# Zyzz teen harder natty



## MrTwigg (Feb 4, 2014)

Hey guys just a quick question really..

I have downloaded the app called strengthcalc for android.. Good job if anyone is reading this who contributed.

Anyway I am starting a new routine as of Monday with moving house and just getting to the gym when and where I can (being away on exercise with the army and no gym) so I did Zyzz Tren Harder chest and bi's today felt great!

What I'm wondering is whether or not this type of split is effective is natural (I'm not trolling) or would I benefit more from a push/pull/legs routine?

Thanks in advance guys


----------



## MrTwigg (Feb 4, 2014)

**** I just realised the thread title says teen... Sorry guys


----------



## Love2DL (Aug 29, 2012)

You mean a 5day split? You'd be better off doing Mon, Wed, Fri


----------



## ki3rz (Sep 12, 2011)

Anybody who says "I'm not trolling" is definitely trolling


----------



## GolfDelta (Jan 5, 2010)

I really hope the 'Zyzz Tren Harder' workout isn't real.


----------



## MrTwigg (Feb 4, 2014)

Yeh it is real.. I know the name just makes you cringe but it just seems like a decent 5 day split so I thought I might try it... I used to do Monday Wednesday Friday push pull legs just thought I would try something different...

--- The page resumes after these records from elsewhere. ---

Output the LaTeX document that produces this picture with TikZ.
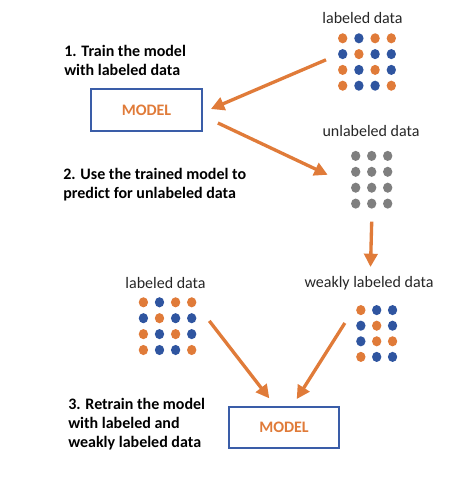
\documentclass[tikz,border=0pt]{standalone}
\usepackage{fontspec}
\setmainfont{Carlito}
\usetikzlibrary{arrows.meta,shapes.geometric,positioning}
\definecolor{dotorange}{HTML}{E07B39}
\definecolor{dotblue}{HTML}{2F55A0}
\definecolor{dotgray}{HTML}{7F7F7F}
\definecolor{boxblue}{HTML}{3A5DA8}
\definecolor{textgray}{HTML}{262626}

\begin{document}
\begin{tikzpicture}[x=0.75pt,y=-0.75pt,
					modelnode/.style={rectangle,
					draw=boxblue,
					line width=1.6pt,
					minimum width=83pt,
					minimum height=31pt,
					text=dotorange,
					font=\fontsize{12}{14}\selectfont\bfseries},
					datalabel/.style={text=textgray,
					inner sep=0pt,
					font=\fontsize{12}{14}\selectfont},
					steptext/.style={align=left,
					anchor=west,
					inner sep=0pt,
					text=black,
					font=\fontsize{12}{14.5}\selectfont\bfseries},
					dotnode/.style={ellipse,
					inner sep=0pt,
					minimum width=7pt,
					minimum height=7.6pt,
					fill=#1},
					bigarrow/.style={-{Triangle[length=10pt,width=10pt]},
					line width=2.5pt,
					draw=dotorange}
					]

\useasboundingbox (0,0) rectangle (474,485);

%labels of the data sets
\node[datalabel] (toplabel) at (362.5,18) {labeled data};
\node[datalabel] (unlabel) at (371,131) {unlabeled data};
\node[datalabel] (leftlabel) at (165.5,283) {labeled data};
\node[datalabel] (weaklabel) at (369,283) {weakly labeled data};

%labeled data, top
\foreach \row [count=\r] in {{dotorange,dotblue,dotorange,dotorange},
	{dotblue,dotorange,dotblue,dotblue},
	{dotorange,dotblue,dotorange,dotblue},
	{dotorange,dotblue,dotblue,dotorange}}
	\foreach \col [count=\k] in \row
		\node[dotnode=\col] (top-\r-\k) at (326.5+16.2*\k,22.5+15.8*\r) {};

%unlabeled data
\foreach \r in {1,...,4}
	\foreach \k in {1,2,3}
		\node[dotnode=dotgray] (un-\r-\k) at (339.7+16*\k,140+15.9*\r) {};

%labeled data, left
\foreach \row [count=\r] in {{dotorange,dotblue,dotorange,dotorange},
	{dotblue,dotorange,dotblue,dotblue},
	{dotorange,dotblue,dotorange,dotblue},
	{dotorange,dotblue,dotblue,dotorange}}
	\foreach \col [count=\k] in \row
		\node[dotnode=\col] (left-\r-\k) at (127.3+16.1*\k,286.4+15.9*\r) {};

%weakly labeled data
\foreach \row [count=\r] in {{dotorange,dotblue,dotblue},
	{dotblue,dotorange,dotblue},
	{dotblue,dotorange,dotorange},
	{dotorange,dotblue,dotblue}}
	\foreach \col [count=\k] in \row
		\node[dotnode=\col] (weak-\r-\k) at (345+15.85*\k,294.5+15.6*\r) {};

%MODEL nodes
\node[modelnode] (model1) at (146.5,110) {MODEL};
\node[modelnode] (model2) at (284,427.5) {MODEL};

%step texts
\node[steptext] (step1) at (64,60.4) {1. Train the model\\with labeled data};
\node[steptext] (step2) at (63,184.5) {2. Use the trained model to\\predict for unlabeled data};
\node[steptext] (step3) at (68,424) {3. Retrain the model\\with labeled and\\weakly labeled data};

%arrows
\draw[bigarrow] ([shift={(-16.7,5.7)}]top-2-1.center) -- ([shift={(8,-1)}]model1.east);
\draw[bigarrow] ([shift={(15,13)}]model1.east) -- ([shift={(-28,3)}]un-2-1.center);
\draw[bigarrow] ([shift={(0,18)}]un-4-2.center) -- ([shift={(1.5,-16)}]weaklabel.center);
\draw[bigarrow] ([shift={(17.6,2.7)}]left-2-4.center) -- ([shift={(-14.7,-7.4)}]model2.north);
\draw[bigarrow] ([shift={(-16,-2.7)}]weak-2-1.center) -- ([shift={(12.7,-6.7)}]model2.north);

\end{tikzpicture}
\end{document}
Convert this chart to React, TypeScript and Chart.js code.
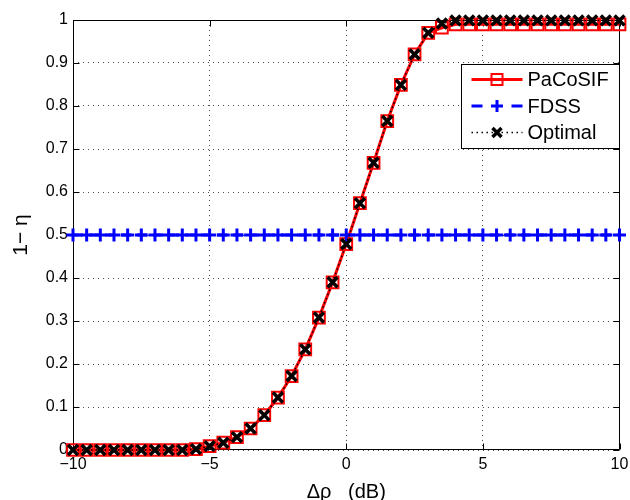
import React, { useEffect, useRef } from 'react';
import { Chart, registerables } from 'chart.js';

Chart.register(...registerables);

// Δρ (dB) sample positions
const deltaRho = [
  -10, -9.5, -9, -8.5, -8, -7.5, -7, -6.5, -6, -5.5,
  -5, -4.5, -4, -3.5, -3, -2.5, -2, -1.5, -1, -0.5,
  0, 0.5, 1, 1.5, 2, 2.5, 3, 3.5, 4, 4.5,
  5, 5.5, 6, 6.5, 7, 7.5, 8, 8.5, 9, 9.5, 10,
];

// 1 − η values
const paCoSIF = [
  0, 0, 0, 0, 0, 0, 0, 0, 0, 0.002,
  0.009, 0.017, 0.03, 0.05, 0.081, 0.122, 0.172, 0.234, 0.308, 0.39,
  0.479, 0.574, 0.668, 0.765, 0.849, 0.92, 0.97, 0.982, 0.99, 0.99,
  0.99, 0.99, 0.99, 0.99, 0.99, 0.99, 0.99, 0.99, 0.99, 0.99, 0.99,
];

const fdss = [
  0.5, 0.5, 0.5, 0.5, 0.5, 0.5, 0.5, 0.5, 0.5, 0.5,
  0.5, 0.5, 0.5, 0.5, 0.5, 0.5, 0.5, 0.5, 0.5, 0.5,
  0.5, 0.5, 0.5, 0.5, 0.5, 0.5, 0.5, 0.5, 0.5, 0.5,
  0.5, 0.5, 0.5, 0.5, 0.5, 0.5, 0.5, 0.5, 0.5, 0.5, 0.5,
];

const optimal = [
  0, 0, 0, 0, 0, 0, 0, 0, 0, 0.002,
  0.009, 0.017, 0.03, 0.05, 0.081, 0.122, 0.172, 0.234, 0.308, 0.39,
  0.479, 0.574, 0.668, 0.765, 0.849, 0.92, 0.97, 0.992, 0.999, 0.999,
  0.999, 0.999, 0.999, 0.999, 0.999, 0.999, 0.999, 0.999, 0.999, 0.999, 0.999,
];

const seriesNames = ['PaCoSIF', 'FDSS', 'Optimal'];
const xTitle = 'Δρ   (dB)';
const yTitle = '1− η';

const FONT = '"Liberation Sans", Arial, Helvetica, sans-serif';

const framePlugin = {
  id: 'matlabFrame',
  beforeDatasetsDraw(chart: any) {
    const { ctx, chartArea: a, scales } = chart;
    ctx.save();
    ctx.strokeStyle = '#000';
    ctx.lineWidth = 1;
    ctx.setLineDash([]);
    const L = Math.round(a.left) + 0.5;
    const R = Math.round(a.right) - 0.5;
    const T = Math.round(a.top) + 0.5;
    const B = Math.round(a.bottom) - 0.5;
    ctx.beginPath();
    ctx.rect(L, T, R - L, B - T);
    ctx.stroke();
    const tl = 6;
    ctx.beginPath();
    scales.x.ticks.forEach((t: any) => {
      const px = Math.round(scales.x.getPixelForValue(t.value)) + 0.5;
      ctx.moveTo(px, B);
      ctx.lineTo(px, B - tl);
      ctx.moveTo(px, T);
      ctx.lineTo(px, T + tl);
    });
    scales.y.ticks.forEach((t: any) => {
      const py = Math.round(scales.y.getPixelForValue(t.value)) + 0.5;
      ctx.moveTo(L, py);
      ctx.lineTo(L + tl, py);
      ctx.moveTo(R, py);
      ctx.lineTo(R - tl, py);
    });
    ctx.stroke();
    ctx.restore();
  },
};

const legendPlugin = {
  id: 'matlabLegend',
  afterDraw(chart: any) {
    const { ctx, chartArea: a } = chart;
    const boxR = Math.round(a.right) - 0.5;
    const boxL = boxR - 158;
    const boxT = Math.round(a.top) + 44.5;
    const boxB = boxT + 84;
    ctx.save();
    ctx.fillStyle = '#fff';
    ctx.fillRect(boxL, boxT, boxR - boxL, boxB - boxT);
    ctx.strokeStyle = '#000';
    ctx.lineWidth = 1;
    ctx.setLineDash([]);
    ctx.strokeRect(boxL, boxT, boxR - boxL, boxB - boxT);

    const x0 = boxL + 10;
    const x1 = boxL + 61;
    const xm = (x0 + x1) / 2;
    const rows = [boxT + 15, boxT + 41.5, boxT + 68];

    // PaCoSIF
    let y = rows[0];
    ctx.strokeStyle = '#ff0000';
    ctx.lineWidth = 3;
    ctx.beginPath();
    ctx.moveTo(x0, y);
    ctx.lineTo(x1, y);
    ctx.stroke();
    ctx.lineWidth = 2;
    ctx.strokeRect(xm - 5.5, y - 5.5, 11, 11);

    // FDSS
    y = rows[1];
    ctx.strokeStyle = '#0000ff';
    ctx.lineWidth = 3;
    ctx.setLineDash([11, 29]);
    ctx.beginPath();
    ctx.moveTo(x0, y);
    ctx.lineTo(x1, y);
    ctx.stroke();
    ctx.setLineDash([]);
    ctx.beginPath();
    ctx.moveTo(xm - 6, y);
    ctx.lineTo(xm + 6, y);
    ctx.moveTo(xm, y - 6);
    ctx.lineTo(xm, y + 6);
    ctx.stroke();

    // Optimal
    y = rows[2];
    ctx.strokeStyle = '#000';
    ctx.lineWidth = 1.5;
    ctx.setLineDash([1.5, 3.5]);
    ctx.beginPath();
    ctx.moveTo(x0, y);
    ctx.lineTo(x1, y);
    ctx.stroke();
    ctx.setLineDash([]);
    ctx.lineWidth = 3.5;
    ctx.beginPath();
    ctx.moveTo(xm - 4.5, y - 4.5);
    ctx.lineTo(xm + 4.5, y + 4.5);
    ctx.moveTo(xm + 4.5, y - 4.5);
    ctx.lineTo(xm - 4.5, y + 4.5);
    ctx.stroke();

    ctx.fillStyle = '#000';
    ctx.font = `20px ${FONT}`;
    ctx.textAlign = 'left';
    ctx.textBaseline = 'middle';
    seriesNames.forEach((n, i) => ctx.fillText(n, x1 + 5, rows[i] + 1));
    ctx.restore();
  },
};

function toPoints(ys: number[]) {
  return deltaRho.map((x, i) => ({ x, y: ys[i] }));
}

export default function App() {
  const ref = useRef<HTMLCanvasElement | null>(null);

  useEffect(() => {
    if (!ref.current) return;
    const chart = new Chart(ref.current, {
      type: 'line',
      data: {
        datasets: [
          {
            label: seriesNames[0],
            data: toPoints(paCoSIF),
            borderColor: '#ff0000',
            borderWidth: 3,
            pointStyle: 'rect',
            pointRadius: 8.3,
            pointBorderWidth: 2,
            pointBorderColor: '#ff0000',
            pointBackgroundColor: 'rgba(0,0,0,0)',
            fill: false,
            clip: false,
            order: 2,
          },
          {
            label: seriesNames[1],
            data: toPoints(fdss),
            borderColor: '#0000ff',
            borderWidth: 3,
            borderDash: [10, 6],
            pointStyle: 'cross',
            pointRadius: 6.5,
            pointBorderWidth: 3,
            pointBorderColor: '#0000ff',
            fill: false,
            clip: false,
            order: 1,
          },
          {
            label: seriesNames[2],
            data: toPoints(optimal),
            borderColor: '#000000',
            borderWidth: 1.5,
            borderDash: [1.5, 3],
            pointStyle: 'crossRot',
            pointRadius: 7,
            pointBorderWidth: 3.5,
            pointBorderColor: '#000000',
            fill: false,
            clip: false,
            order: 0,
          },
        ],
      },
      options: {
        animation: false,
        responsive: false,
        devicePixelRatio: 1,
        layout: { padding: { left: 0, right: 8, top: 20, bottom: 0 } },
        plugins: {
          legend: { display: false },
          tooltip: { enabled: false },
        },
        elements: { line: { tension: 0 } },
        scales: {
          x: {
            type: 'linear',
            min: -10,
            max: 10,
            afterFit: (s: any) => {
              s.height = 50;
              s.paddingLeft = 0;
              s.paddingRight = 0;
            },
            ticks: {
              stepSize: 5,
              padding: 5,
              color: '#000',
              font: { family: FONT, size: 16 },
              maxRotation: 0,
              callback: (v: any) => (Number(v) < 0 ? '−' + Math.abs(Number(v)) : String(v)),
            },
            grid: { color: 'rgba(0,0,0,0.7)', lineWidth: 1, drawTicks: false },
            border: { display: false, dash: [1, 4] },
            title: {
              display: true,
              text: xTitle,
              color: '#000',
              font: { family: FONT, size: 20, lineHeight: 0.8 },
              padding: { top: 0, bottom: 0 },
            },
          },
          y: {
            type: 'linear',
            min: 0,
            max: 1,
            afterFit: (s: any) => {
              s.width = 73;
              s.paddingTop = 0;
              s.paddingBottom = 0;
            },
            ticks: {
              stepSize: 0.1,
              padding: 5,
              color: '#000',
              font: { family: FONT, size: 16 },
              callback: (v: any) => String(Math.round(Number(v) * 10) / 10),
            },
            grid: { color: 'rgba(0,0,0,0.7)', lineWidth: 1, drawTicks: false },
            border: { display: false, dash: [1, 4] },
            title: {
              display: true,
              text: yTitle,
              color: '#000',
              font: { family: FONT, size: 21, lineHeight: 1.2 },
              padding: { top: 9, bottom: 0 },
            },
          },
        },
      },
      plugins: [framePlugin, legendPlugin],
    } as any);
    return () => chart.destroy();
  }, []);

  return (
    <div style={{ position: 'absolute', left: 0, top: 0, width: 630, height: 500, background: '#fff' }}>
      <canvas ref={ref} width={630} height={500} style={{ display: 'block' }} />
    </div>
  );
}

To be honest I can only really train in the gym monday to Thursday at the mo (gym on camp) until I check out the local leisure centre prices


----------



## polishmate (Aug 15, 2013)

shredded brah


----------



## MrTwigg (Feb 4, 2014)

I came across the routine on the app by the way I'm not a zyzz fan boy


----------



## MrTwigg (Feb 4, 2014)

What I said before is slightly wrong it was more push and pull never trained legs much which I am changing forever!!


----------



## PaulB (Jun 6, 2010)

Oh oh lol @Milky uses the zyzz routine. He swears by it


----------



## Milky (Nov 30, 2008)

PaulB said:


> Oh oh lol @Milky uses the zyzz routine. He swears by it


Well l do swear, your right...


----------



## Big Man 123 (Aug 1, 2013)

Milky said:


> Well l do swear, your right...


Why you don't have anything like the typical rectangle that says "gold-platinum-bronce-silver member" under your name?


----------



## troponin (Apr 2, 2014)

Big Man 123 said:


> Why you don't have anything like the typical rectangle that says "gold-platinum-bronce-silver member" under your name?


Your avatar always has me in fits of laughter.


----------